— Start —

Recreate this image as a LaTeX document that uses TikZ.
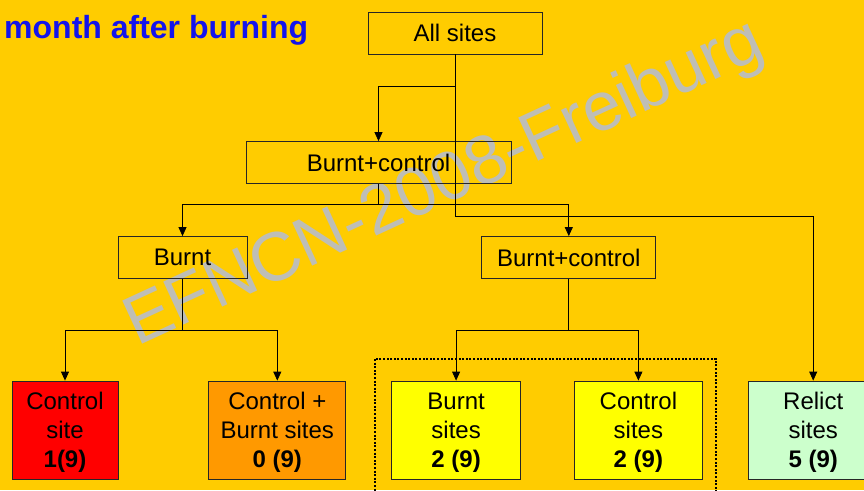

— End —
— Start —

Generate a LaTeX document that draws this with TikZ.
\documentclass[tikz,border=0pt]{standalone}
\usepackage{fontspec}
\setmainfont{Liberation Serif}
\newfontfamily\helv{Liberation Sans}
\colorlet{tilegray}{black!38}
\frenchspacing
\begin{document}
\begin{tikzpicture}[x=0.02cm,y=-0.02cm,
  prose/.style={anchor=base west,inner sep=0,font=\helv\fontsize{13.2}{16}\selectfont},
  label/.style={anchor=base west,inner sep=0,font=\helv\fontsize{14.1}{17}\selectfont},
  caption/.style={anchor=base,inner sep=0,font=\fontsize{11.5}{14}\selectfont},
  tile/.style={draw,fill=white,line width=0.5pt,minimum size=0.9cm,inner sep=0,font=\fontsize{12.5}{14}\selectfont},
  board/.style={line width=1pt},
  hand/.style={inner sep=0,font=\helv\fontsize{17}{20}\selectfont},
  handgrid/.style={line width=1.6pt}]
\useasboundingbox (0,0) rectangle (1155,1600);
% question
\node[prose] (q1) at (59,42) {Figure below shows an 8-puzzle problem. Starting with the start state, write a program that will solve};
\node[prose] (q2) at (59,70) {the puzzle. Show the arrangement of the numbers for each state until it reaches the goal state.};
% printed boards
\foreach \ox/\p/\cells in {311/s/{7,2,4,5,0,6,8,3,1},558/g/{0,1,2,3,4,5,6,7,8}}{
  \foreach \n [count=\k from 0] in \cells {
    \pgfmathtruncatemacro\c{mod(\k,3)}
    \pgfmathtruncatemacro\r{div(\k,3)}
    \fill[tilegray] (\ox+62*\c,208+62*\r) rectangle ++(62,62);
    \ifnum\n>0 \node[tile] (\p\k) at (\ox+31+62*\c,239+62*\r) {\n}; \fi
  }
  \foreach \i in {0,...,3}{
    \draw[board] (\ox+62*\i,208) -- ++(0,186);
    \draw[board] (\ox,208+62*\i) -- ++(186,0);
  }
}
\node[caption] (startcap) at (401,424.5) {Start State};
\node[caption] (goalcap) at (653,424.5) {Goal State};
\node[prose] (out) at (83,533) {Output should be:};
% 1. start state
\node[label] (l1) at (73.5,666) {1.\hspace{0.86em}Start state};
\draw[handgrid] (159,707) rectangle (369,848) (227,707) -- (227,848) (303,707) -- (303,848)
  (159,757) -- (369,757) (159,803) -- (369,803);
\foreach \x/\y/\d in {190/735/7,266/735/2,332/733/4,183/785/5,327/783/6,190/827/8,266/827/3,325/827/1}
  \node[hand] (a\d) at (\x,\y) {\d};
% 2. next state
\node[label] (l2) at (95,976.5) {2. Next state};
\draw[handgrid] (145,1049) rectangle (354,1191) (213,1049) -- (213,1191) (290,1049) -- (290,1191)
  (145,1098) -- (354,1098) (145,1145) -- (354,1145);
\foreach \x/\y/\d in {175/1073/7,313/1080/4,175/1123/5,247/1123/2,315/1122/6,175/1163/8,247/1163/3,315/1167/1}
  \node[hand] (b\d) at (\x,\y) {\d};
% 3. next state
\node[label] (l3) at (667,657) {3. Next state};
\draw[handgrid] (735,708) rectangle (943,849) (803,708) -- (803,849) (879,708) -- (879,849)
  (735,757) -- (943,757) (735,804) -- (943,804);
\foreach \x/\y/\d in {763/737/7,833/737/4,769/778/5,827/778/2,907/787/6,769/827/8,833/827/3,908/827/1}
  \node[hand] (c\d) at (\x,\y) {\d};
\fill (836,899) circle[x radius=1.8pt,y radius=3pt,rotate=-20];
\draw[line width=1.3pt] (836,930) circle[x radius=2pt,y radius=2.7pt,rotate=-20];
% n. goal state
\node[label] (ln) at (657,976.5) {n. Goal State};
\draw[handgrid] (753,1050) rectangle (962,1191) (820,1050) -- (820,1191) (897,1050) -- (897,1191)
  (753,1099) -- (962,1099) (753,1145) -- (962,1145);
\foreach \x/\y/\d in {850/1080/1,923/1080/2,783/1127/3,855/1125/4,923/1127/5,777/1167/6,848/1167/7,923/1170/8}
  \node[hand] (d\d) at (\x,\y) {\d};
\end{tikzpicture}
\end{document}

— End —
— Start —

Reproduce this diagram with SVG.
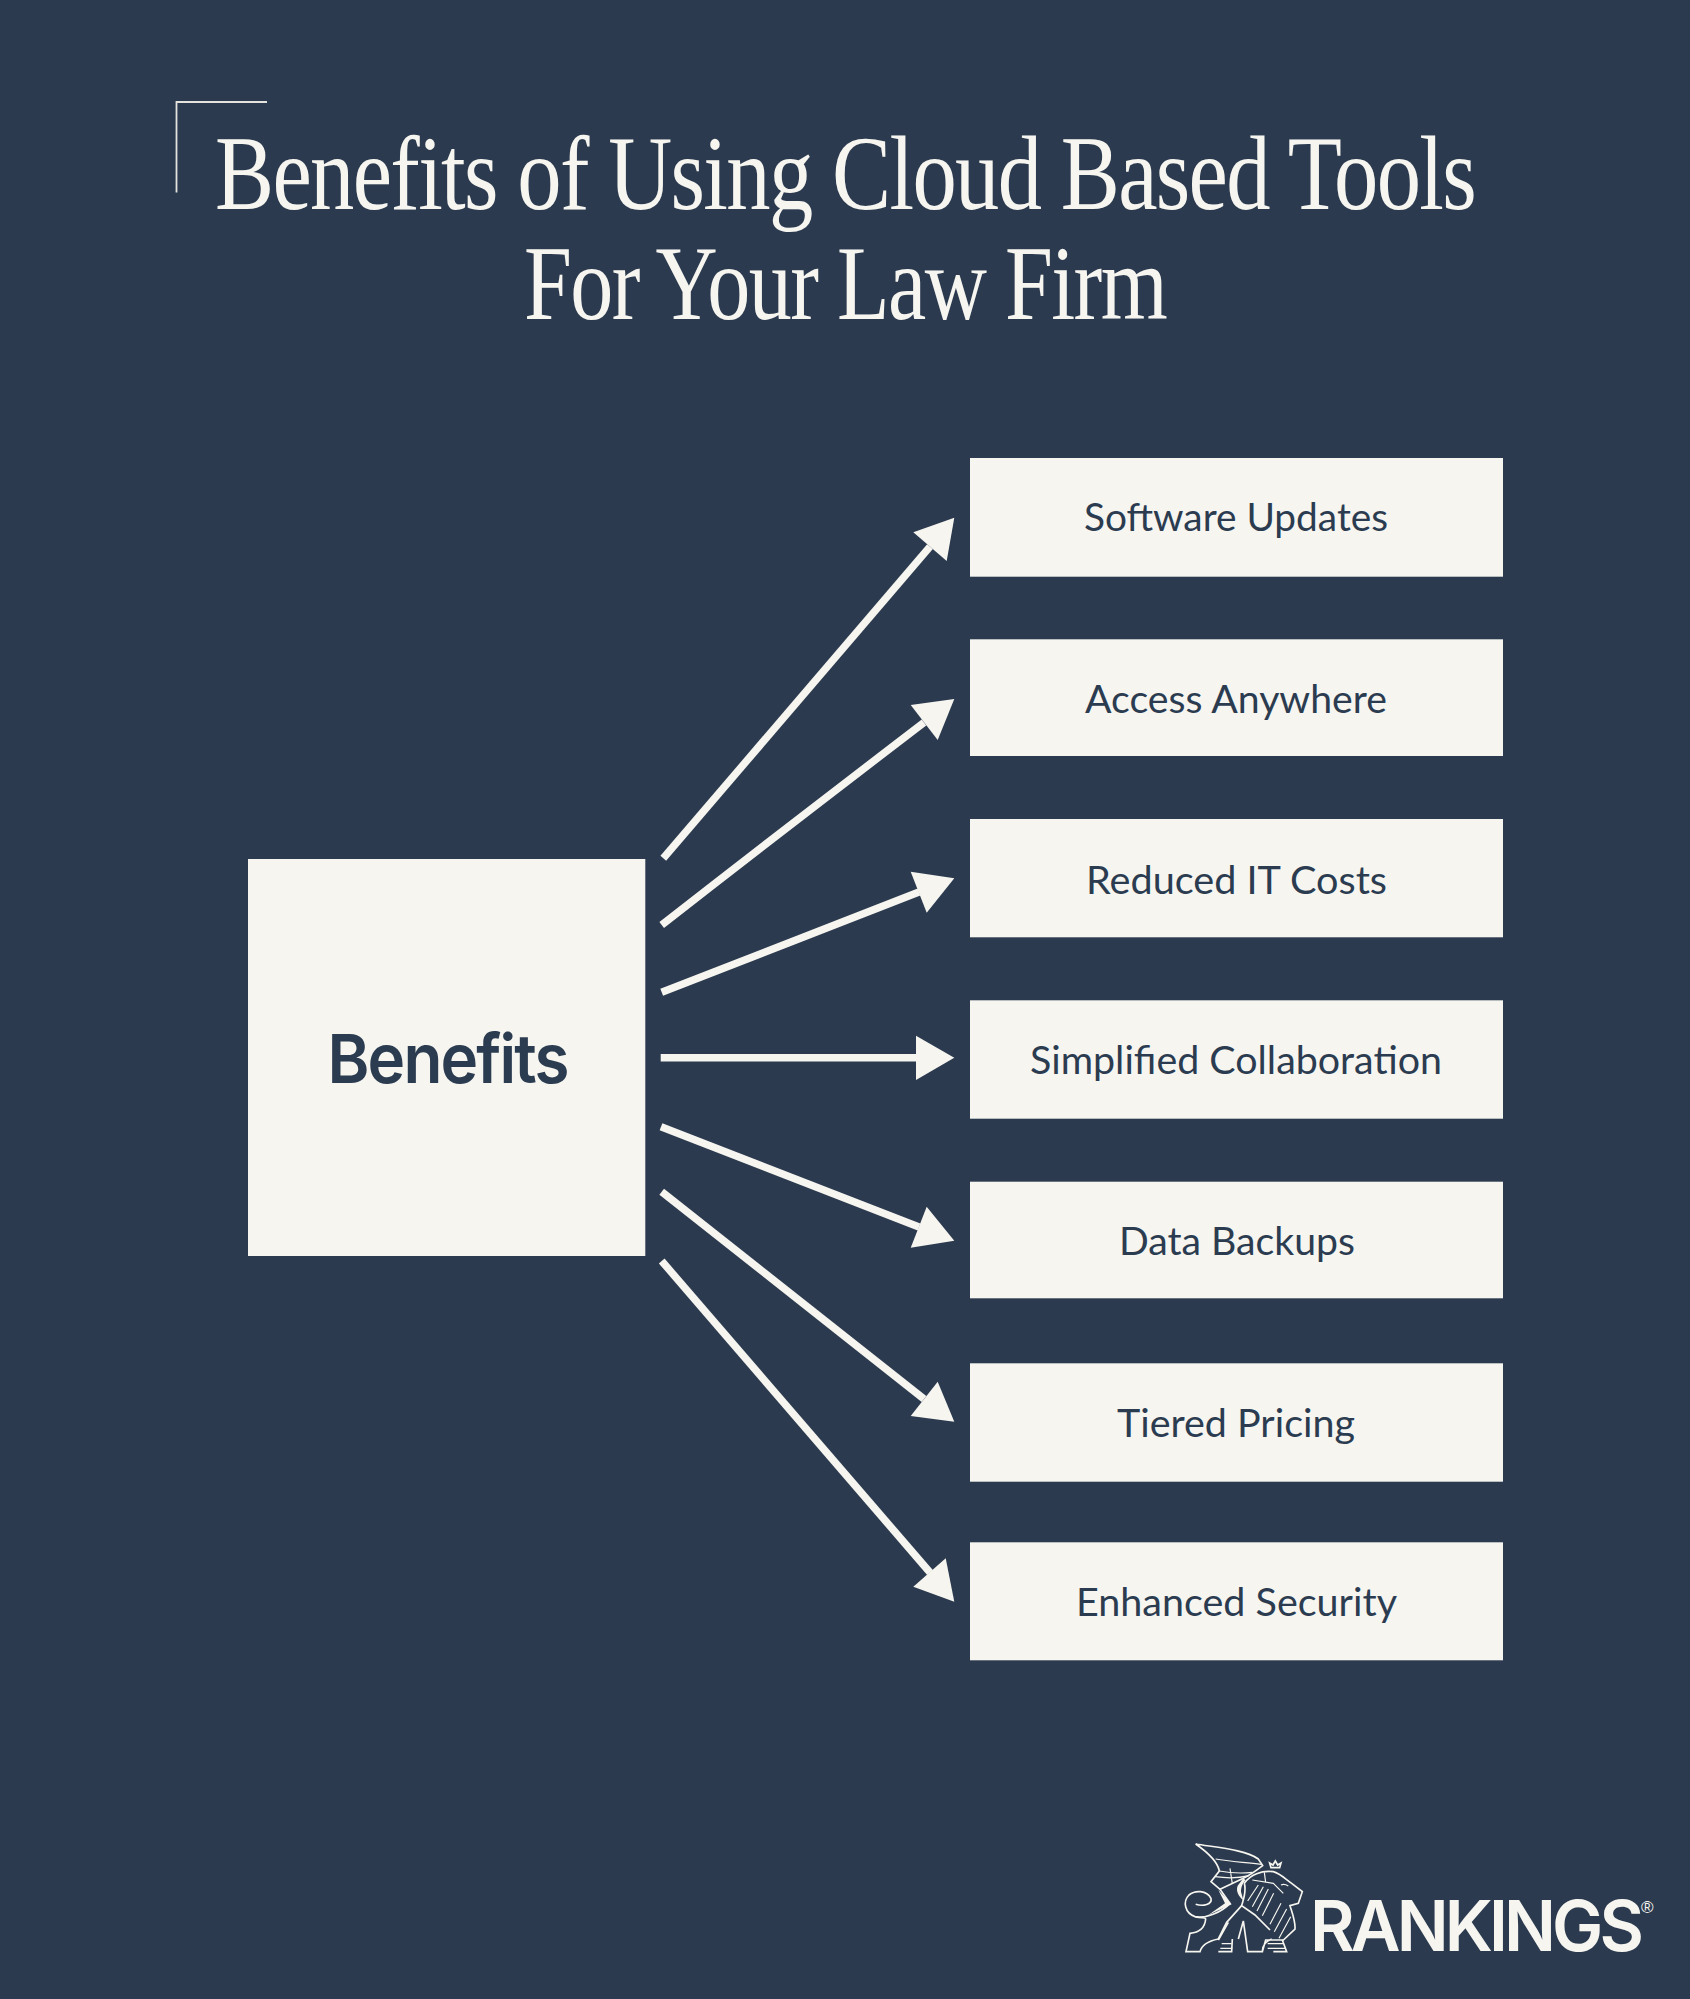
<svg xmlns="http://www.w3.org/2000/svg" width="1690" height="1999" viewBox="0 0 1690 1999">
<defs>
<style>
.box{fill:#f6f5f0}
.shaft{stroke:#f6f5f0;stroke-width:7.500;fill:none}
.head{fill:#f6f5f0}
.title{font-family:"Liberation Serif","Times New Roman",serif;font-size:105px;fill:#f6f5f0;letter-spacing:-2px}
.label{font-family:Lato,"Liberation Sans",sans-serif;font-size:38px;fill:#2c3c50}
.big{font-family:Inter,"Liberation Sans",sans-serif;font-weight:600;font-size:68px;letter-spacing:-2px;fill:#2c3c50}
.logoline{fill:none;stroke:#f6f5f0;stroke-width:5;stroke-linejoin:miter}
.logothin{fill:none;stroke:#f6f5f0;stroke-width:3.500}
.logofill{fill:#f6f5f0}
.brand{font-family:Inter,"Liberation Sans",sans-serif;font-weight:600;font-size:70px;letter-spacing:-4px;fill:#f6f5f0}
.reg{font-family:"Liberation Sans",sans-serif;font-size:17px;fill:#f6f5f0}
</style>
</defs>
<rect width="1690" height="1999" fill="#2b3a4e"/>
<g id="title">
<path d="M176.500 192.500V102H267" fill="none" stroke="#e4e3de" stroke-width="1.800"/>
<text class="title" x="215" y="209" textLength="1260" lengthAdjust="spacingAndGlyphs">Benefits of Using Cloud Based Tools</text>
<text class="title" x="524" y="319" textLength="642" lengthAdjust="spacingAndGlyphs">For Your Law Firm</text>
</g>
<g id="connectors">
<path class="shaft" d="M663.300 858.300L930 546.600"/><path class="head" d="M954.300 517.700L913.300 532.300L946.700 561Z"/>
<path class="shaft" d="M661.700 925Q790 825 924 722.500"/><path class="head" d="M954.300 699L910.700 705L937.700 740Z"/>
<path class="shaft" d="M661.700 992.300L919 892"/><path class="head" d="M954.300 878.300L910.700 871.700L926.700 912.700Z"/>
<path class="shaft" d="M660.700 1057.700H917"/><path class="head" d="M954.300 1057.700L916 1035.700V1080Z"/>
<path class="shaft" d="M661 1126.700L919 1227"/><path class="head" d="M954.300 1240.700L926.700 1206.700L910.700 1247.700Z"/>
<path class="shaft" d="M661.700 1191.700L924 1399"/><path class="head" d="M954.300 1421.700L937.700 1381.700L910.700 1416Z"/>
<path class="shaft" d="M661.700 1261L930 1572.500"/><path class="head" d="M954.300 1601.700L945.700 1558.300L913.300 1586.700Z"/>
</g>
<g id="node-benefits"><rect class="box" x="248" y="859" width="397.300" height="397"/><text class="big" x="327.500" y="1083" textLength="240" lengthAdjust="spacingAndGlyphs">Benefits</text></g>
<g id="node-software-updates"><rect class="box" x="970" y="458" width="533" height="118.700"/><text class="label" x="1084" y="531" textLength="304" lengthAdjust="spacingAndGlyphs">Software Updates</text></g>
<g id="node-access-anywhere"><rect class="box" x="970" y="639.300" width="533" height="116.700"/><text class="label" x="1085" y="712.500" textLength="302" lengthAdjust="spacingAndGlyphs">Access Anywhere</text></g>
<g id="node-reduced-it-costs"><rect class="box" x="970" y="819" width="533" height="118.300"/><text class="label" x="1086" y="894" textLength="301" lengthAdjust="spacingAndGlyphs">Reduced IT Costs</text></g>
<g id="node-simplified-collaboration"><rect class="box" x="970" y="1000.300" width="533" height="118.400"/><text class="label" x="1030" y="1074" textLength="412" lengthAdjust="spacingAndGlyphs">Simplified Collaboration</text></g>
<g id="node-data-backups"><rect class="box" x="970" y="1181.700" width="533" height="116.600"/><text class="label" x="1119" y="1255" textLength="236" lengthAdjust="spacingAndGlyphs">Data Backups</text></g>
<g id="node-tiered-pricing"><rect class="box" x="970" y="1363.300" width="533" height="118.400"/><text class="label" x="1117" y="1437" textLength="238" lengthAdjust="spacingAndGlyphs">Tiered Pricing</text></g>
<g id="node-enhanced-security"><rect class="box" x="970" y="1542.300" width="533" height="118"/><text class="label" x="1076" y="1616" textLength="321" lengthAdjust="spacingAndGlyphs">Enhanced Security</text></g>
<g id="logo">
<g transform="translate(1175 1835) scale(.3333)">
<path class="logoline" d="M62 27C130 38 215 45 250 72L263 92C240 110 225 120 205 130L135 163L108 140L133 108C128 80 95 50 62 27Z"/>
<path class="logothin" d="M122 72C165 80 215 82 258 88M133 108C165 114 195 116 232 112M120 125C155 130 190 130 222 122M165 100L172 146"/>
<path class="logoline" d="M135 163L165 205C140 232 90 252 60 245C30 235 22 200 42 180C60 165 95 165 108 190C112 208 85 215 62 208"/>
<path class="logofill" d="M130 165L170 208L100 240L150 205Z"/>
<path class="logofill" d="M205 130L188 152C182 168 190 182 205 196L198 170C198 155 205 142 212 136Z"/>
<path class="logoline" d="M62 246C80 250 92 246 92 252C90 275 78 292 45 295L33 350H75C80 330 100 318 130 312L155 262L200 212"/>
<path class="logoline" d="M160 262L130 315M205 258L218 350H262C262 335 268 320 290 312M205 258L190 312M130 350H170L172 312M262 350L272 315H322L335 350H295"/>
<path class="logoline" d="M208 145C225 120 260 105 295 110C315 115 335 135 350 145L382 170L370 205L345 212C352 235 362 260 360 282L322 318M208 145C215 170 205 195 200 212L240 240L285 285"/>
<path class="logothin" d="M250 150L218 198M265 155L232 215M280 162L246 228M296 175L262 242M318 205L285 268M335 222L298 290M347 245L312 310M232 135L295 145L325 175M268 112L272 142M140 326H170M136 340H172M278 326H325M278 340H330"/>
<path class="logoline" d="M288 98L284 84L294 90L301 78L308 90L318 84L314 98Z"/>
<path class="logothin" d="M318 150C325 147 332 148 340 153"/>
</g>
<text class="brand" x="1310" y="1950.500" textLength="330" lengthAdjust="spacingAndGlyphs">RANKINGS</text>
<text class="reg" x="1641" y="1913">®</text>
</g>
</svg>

— End —

■ REQUIRED WORK ■
Only lines with the word "that" are wanted, so copy each one from the records.

■ CORRECT ANSWER ■
Recreate this image as a LaTeX document that uses TikZ.
Generate a LaTeX document that draws this with TikZ.
\node[prose] (q1) at (59,42) {Figure below shows an 8-puzzle problem. Starting with the start state, write a program that will solve};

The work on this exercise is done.